I. La reconnaissance de la continuité de la vie nationale comme impératif supérieur
A. Une solution pragmatique face au silence des textes constitutionnels et organiques
La juridiction relève d’emblée que « ni la Constitution, ni l’ordonnance du 2 janvier 1959 » ne prévoient de procédure spécifique après une censure globale du budget. Le juge constitutionnel doit donc pallier cette absence de disposition explicite pour prévenir les conséquences désastreuses d’un vide juridique sur le fonctionnement des pouvoirs publics. Il affirme qu’il appartient aux autorités compétentes de « prendre toutes les mesures d’ordre financier nécessaires pour assurer la continuité de la vie nationale » dans cette situation. Cette formulation audacieuse place la pérennité de l’État au-dessus d’une lecture strictement littérale des textes régissant la procédure législative et budgétaire en France. La décision privilégie ainsi une approche finaliste visant à maintenir l’ordre public financier au sein d’un cadre juridique momentanément déséquilibré par une décision juridictionnelle.
B. La qualification fonctionnelle de la loi de perception comme loi de finances
Le Conseil constitutionnel précise la nature juridique du texte attaqué en le rattachant directement au domaine des lois de finances défini par la Constitution.

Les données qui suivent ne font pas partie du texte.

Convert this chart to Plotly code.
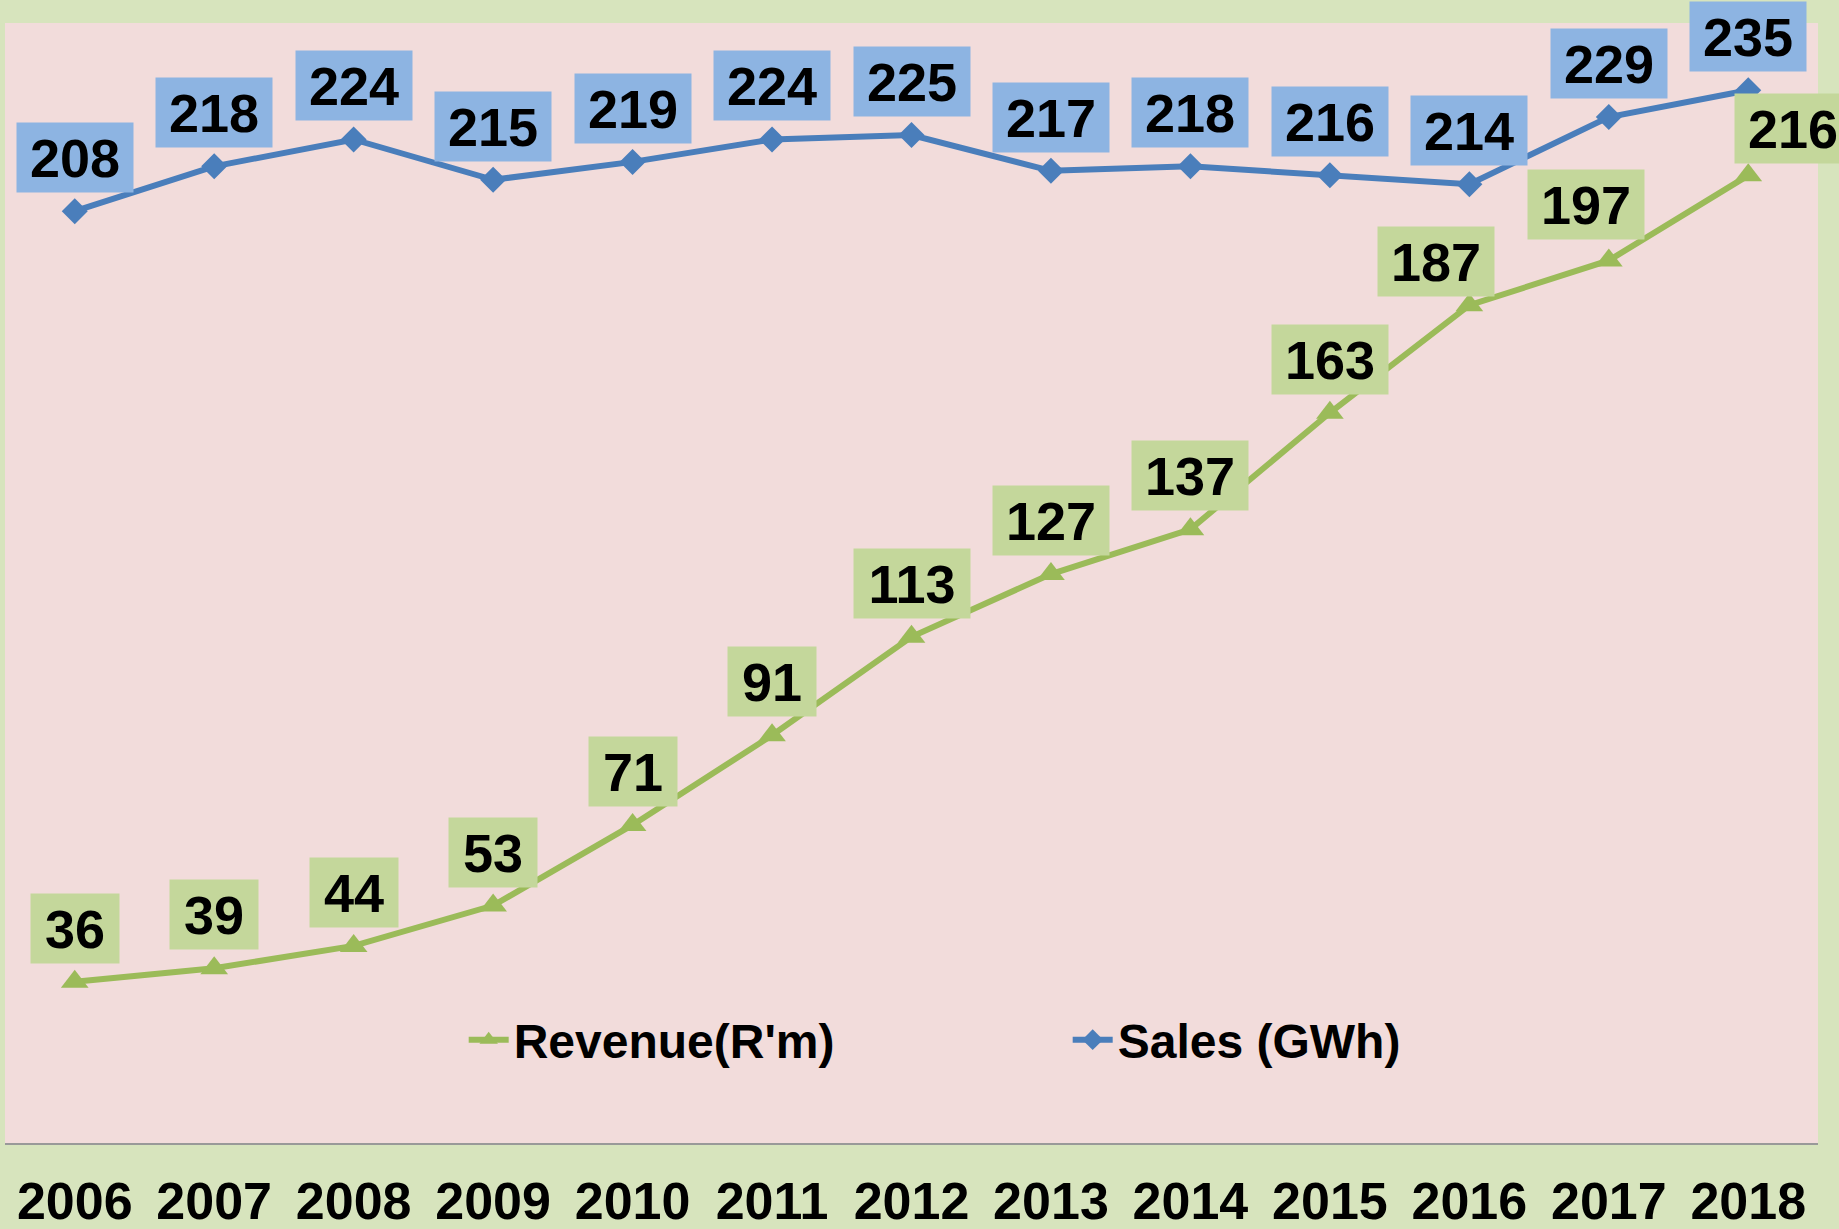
import plotly.graph_objects as go

years = ["2006", "2007", "2008", "2009", "2010", "2011", "2012",
         "2013", "2014", "2015", "2016", "2017", "2018"]
revenue = [36, 39, 44, 53, 71, 91, 113, 127, 137, 163, 187, 197, 216]
sales = [208, 218, 224, 215, 219, 224, 225, 217, 218, 216, 214, 229, 235]

BLUE = "#4a7ebb"
GREEN = "#9bbb59"
BLUE_BOX = "#8db4e2"
GREEN_BOX = "#c4d79b"
FONT = "Liberation Sans, Arial, sans-serif"

# label nudges (dx px, gap above marker px) for the few labels moved by hand
revenue_nudge = {"2016": (-33, 8), "2017": (-23, 20), "2018": (45, 11)}

fig = go.Figure()

fig.add_trace(
    go.Scatter(
        x=years,
        y=revenue,
        mode="lines+markers",
        name="Revenue(R'm)",
        line=dict(color=GREEN, width=6),
        marker=dict(symbol="triangle-up", size=24, color=GREEN),
    )
)
fig.add_trace(
    go.Scatter(
        x=years,
        y=sales,
        mode="lines+markers",
        name="Sales (GWh)",
        line=dict(color=BLUE, width=6),
        marker=dict(symbol="diamond", size=20, color=BLUE),
    )
)


def add_labels(values, box_color, nudges):
    for i, v in enumerate(values):
        text = str(v)
        dx, gap = nudges.get(years[i], (0, 18))
        fig.add_annotation(
            x=i,
            y=v,
            xref="x",
            yref="y",
            text=f"<b>{text}</b>",
            showarrow=False,
            yanchor="bottom",
            xshift=dx,
            yshift=gap,
            width=28 * len(text) + 32,
            height=69,
            bgcolor=box_color,
            borderpad=0,
            font=dict(family=FONT, size=54, color="black"),
        )


add_labels(sales, BLUE_BOX, {})
add_labels(revenue, GREEN_BOX, revenue_nudge)

fig.update_layout(
    width=1839,
    height=1229,
    paper_bgcolor="#d7e4bd",
    plot_bgcolor="#f2dcdb",
    margin=dict(l=5, r=21, t=23, b=86),
    showlegend=True,
    legend=dict(
        orientation="h",
        x=0.253,
        xanchor="left",
        y=0.092,
        yanchor="middle",
        bgcolor="rgba(0,0,0,0)",
        font=dict(family=FONT, size=48, color="black", weight=700),
        entrywidth=549,
        entrywidthmode="pixels",
        itemwidth=40,
    ),
)
fig.update_xaxes(
    type="category",
    range=[-0.5, 12.5],
    showgrid=False,
    showline=True,
    linecolor="#999999",
    linewidth=2,
    ticks="",
    ticklabelstandoff=12,
    tickfont=dict(family=FONT, size=52, color="black", weight=700),
    automargin=False,
)
fig.update_yaxes(
    range=[0, 250],
    showgrid=False,
    zeroline=False,
    showticklabels=False,
    showline=False,
    automargin=False,
)

fig.write_html(
    "out.html",
    config={"displayModeBar": False},
    post_script="document.body.style.margin='0px';",
)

Bien que cette loi ne figure pas dans l’énumération de l’ordonnance organique, elle est considérée comme telle au sens de « l’article 47 de la Constitution ». Le juge souligne que ses dispositions sont de celles qui figurent normalement dans un budget annuel, conférant à celle-ci une légitimité matérielle indiscutable. Elle constitue un « élément détaché, préalable et temporaire » du projet de loi initial dont elle permet de sauvegarder les aspects les plus urgents. Cette assimilation juridique permet d’autoriser la perception des taxes parafiscales sans violer les interdictions relatives à la durée de leur recouvrement annuel habituel. La nature de l’acte étant clarifiée, il convient désormais d’analyser les modalités procédurales retenues par le juge pour valider cette mesure exceptionnelle et temporaire.

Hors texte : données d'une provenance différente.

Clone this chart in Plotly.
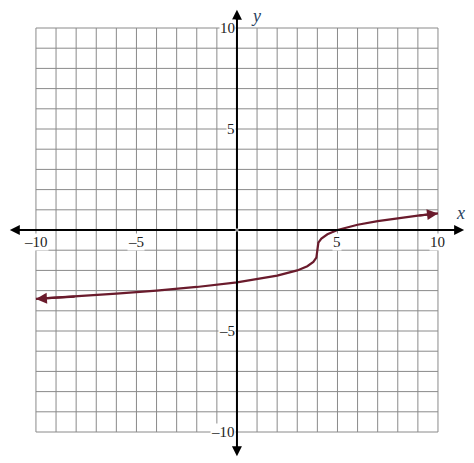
import plotly.graph_objects as go

# curve points
curve_x = [-10, -8, -6, -4, -2, 0, 1, 2, 3, 3.5, 3.8, 3.95, 4, 4.05, 4.2, 4.5, 5, 6, 7, 8, 9, 10]
curve_y = [-3.41, -3.29, -3.15, -3.0, -2.82, -2.59, -2.44, -2.26, -2.0, -1.79, -1.58, -1.37,
           -1.0, -0.63, -0.42, -0.21, 0.0, 0.26, 0.44, 0.59, 0.71, 0.82]
tick_vals = [-10, -5, 5, 10]
tick_text = ['–10', '–5', '5', '10']

maroon = '#6a1b2c'
font = dict(family='Liberation Serif', size=15, color='#222')

fig = go.Figure()
fig.add_trace(go.Scatter(x=curve_x, y=curve_y, mode='lines',
                         line=dict(color=maroon, width=2.2), hoverinfo='skip'))

shapes = []
for k in range(-10, 11):
    shapes.append(dict(type='line', x0=k, x1=k, y0=-10, y1=10, layer='below',
                       line=dict(color='#8a8a8a', width=1)))
    shapes.append(dict(type='line', x0=-10, x1=10, y0=k, y1=k, layer='below',
                       line=dict(color='#8a8a8a', width=1)))

ann = []
# axes with arrowheads at both ends
for (x, y) in [(11.3, 0), (-11.3, 0)]:
    ann.append(dict(x=x, y=y, ax=0, ay=0, axref='x', ayref='y', xref='x', yref='y',
                    showarrow=True, arrowhead=2, arrowsize=1, arrowwidth=2, arrowcolor='black', text=''))
for (x, y) in [(0, 10.9), (0, -11.2)]:
    ann.append(dict(x=x, y=y, ax=0, ay=0, axref='x', ayref='y', xref='x', yref='y',
                    showarrow=True, arrowhead=2, arrowsize=1, arrowwidth=2, arrowcolor='black', text=''))
# curve end arrows
ann.append(dict(x=curve_x[0], y=curve_y[0], ax=curve_x[1], ay=curve_y[1], axref='x', ayref='y',
                showarrow=True, arrowhead=2, arrowwidth=2.2, arrowcolor=maroon, text=''))
ann.append(dict(x=curve_x[-1], y=curve_y[-1], ax=curve_x[-2], ay=curve_y[-2], axref='x', ayref='y',
                showarrow=True, arrowhead=2, arrowwidth=2.2, arrowcolor=maroon, text=''))
for v, t in zip(tick_vals, tick_text):
    ann.append(dict(x=v, y=-0.15, text=t, showarrow=False, yanchor='top', font=font,
                    bgcolor='white', borderpad=0))
    ann.append(dict(x=-0.05, y=v, text=t, showarrow=False, xanchor='right', font=font,
                    bgcolor='white', borderpad=0))
ann.append(dict(x=10.8, y=0.25, text='<i>x</i>', showarrow=False, yanchor='bottom',
                xanchor='left', font=dict(family='Liberation Serif', size=18)))
ann.append(dict(x=0.6, y=10.6, text='<i>y</i>', showarrow=False, xanchor='left',
                font=dict(family='Liberation Serif', size=18)))

fig.update_layout(
    width=474, height=463, margin=dict(l=0, r=0, t=0, b=0),
    plot_bgcolor='white', paper_bgcolor='white', showlegend=False,
    shapes=shapes, annotations=ann,
    xaxis=dict(range=[-11.39, 12.19], visible=False, fixedrange=True),
    yaxis=dict(range=[-11.93, 10.99], visible=False, fixedrange=True),
)

fig.write_html('out.html')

II. L’encadrement juridictionnel de la gestion de l’urgence budgétaire
A. Le recours à l’analogie pour pallier l’absence de procédure explicite après une censure
Faute de règles directement applicables, le Conseil enjoint le Gouvernement et le Parlement de s’inspirer des procédures prévues en cas de dépôt tardif du budget. Les institutions doivent suivre les principes relatifs aux ressources et à la répartition des crédits pour les services votés afin de garantir la légalité financière. Ce raisonnement par analogie permet de combler une lacune technique en utilisant des mécanismes constitutionnels existants dont la finalité demeure identique à la situation présente. Le juge exige que les acteurs politiques respectent leurs sphères de compétences respectives tout en agissant avec la célérité requise par les circonstances de l’espèce. Cette méthode assure une transition ordonnée vers l’adoption future d’un budget complet tout en respectant l’équilibre des pouvoirs au sein de la Ve République.

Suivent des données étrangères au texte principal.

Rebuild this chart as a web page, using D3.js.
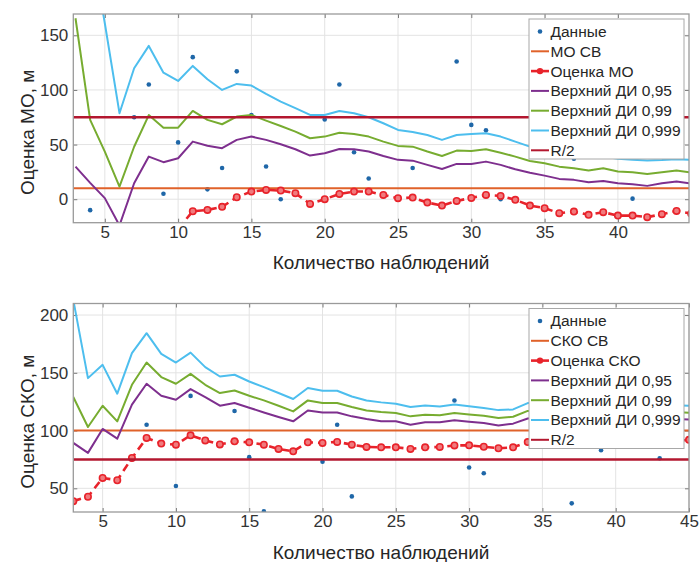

B. La préservation de l’ordre public financier au détriment d’un formalisme rigide
L’arrêt valide finalement la perception des impôts car la loi de circonstance ne contrevient à aucune exigence constitutionnelle fondamentale malgré sa structure inhabituelle et réduite. Le Conseil rejette les griefs fondés sur une interprétation trop étroite de l’ordonnance de 1959 pour privilégier la survie financière et administrative de la collectivité. Cette décision de principe témoigne d’une volonté de ne pas transformer la censure budgétaire en un instrument de blocage irrémédiable de la machine étatique nationale. La solution rendue sécurise les recettes publiques et protège les intérêts des citoyens ainsi que ceux des établissements publics habilités à percevoir des taxes spécifiques. Le juge constitutionnel affirme ici son rôle de régulateur de la vie institutionnelle en conciliant le respect de la hiérarchie des normes et l’impératif régalien.